Can I borrow more if I'm on a fixed-rate mortgage?
Yes, but there may be restrictions. If you're still within your fixed-rate period, your lender might allow additional borrowing at a different rate (often higher than your current fixed rate). Some lenders may require you to break your fixed-rate deal, which could incur early repayment charges. It's essential to check with your lender about their specific policies for additional borrowing during a fixed-rate period.
What's the difference between a further advance and remortgaging?
A further advance is additional borrowing from your current lender, keeping your existing mortgage in place. Remortgaging involves switching to a new mortgage deal, either with your current lender or a different one. Remortgaging typically allows you to borrow more and potentially secure a better interest rate on your entire mortgage balance, but it often involves more paperwork and fees.
Further advances are usually quicker and have lower fees, but the interest rate on the additional amount might be higher than what you could get by remortgaging.
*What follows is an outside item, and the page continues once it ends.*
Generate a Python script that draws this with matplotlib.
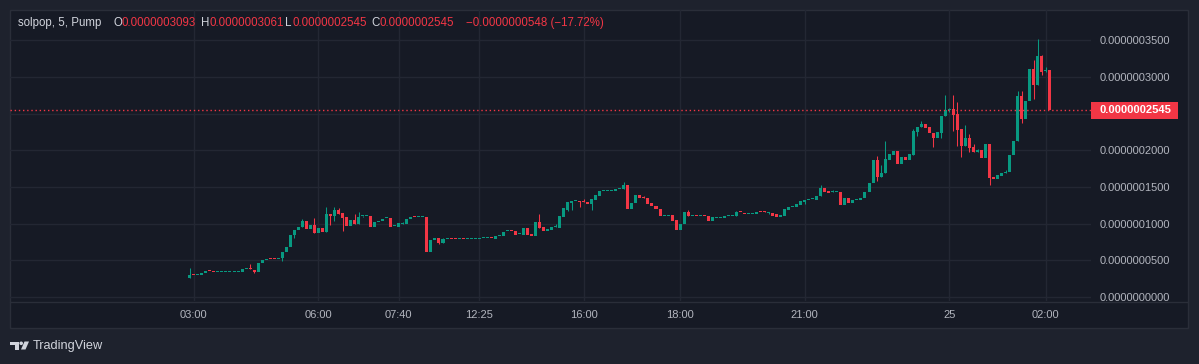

The best option depends on your current rate, how much you want to borrow, and how long you plan to stay in your home.
How long does it take to get additional mortgage funds?
The timeline varies by lender but typically takes 2-6 weeks. The process includes:
- Application and initial assessment (1-3 days)
- Property valuation (1-2 weeks)
- Underwriting and approval (1-2 weeks)
- Legal work (if required, 1-2 weeks)
- Funds release (1-3 days after completion)
Some lenders offer faster processing for existing customers, potentially reducing this to 1-2 weeks. Having all your documentation ready can help speed up the process.
Can I pay off the additional borrowing early?
Yes, but check your mortgage terms for any early repayment charges. Most lenders allow overpayments of up to 10% of the outstanding balance per year without penalties. If you want to repay the additional amount in full early, you might face charges, especially if you're on a fixed-rate deal. Some lenders offer flexible mortgages that allow penalty-free overpayments and early repayment.
What happens if I sell my home before paying off the additional borrowing?
When you sell your home, the entire mortgage balance (including any additional borrowing) must be repaid from the sale proceeds. If your home's value has increased since you took out the additional borrowing, you'll receive the difference after repaying the mortgage. However, if property values have fallen, you might not have enough from the sale to cover the full mortgage balance, leaving you with a shortfall to repay.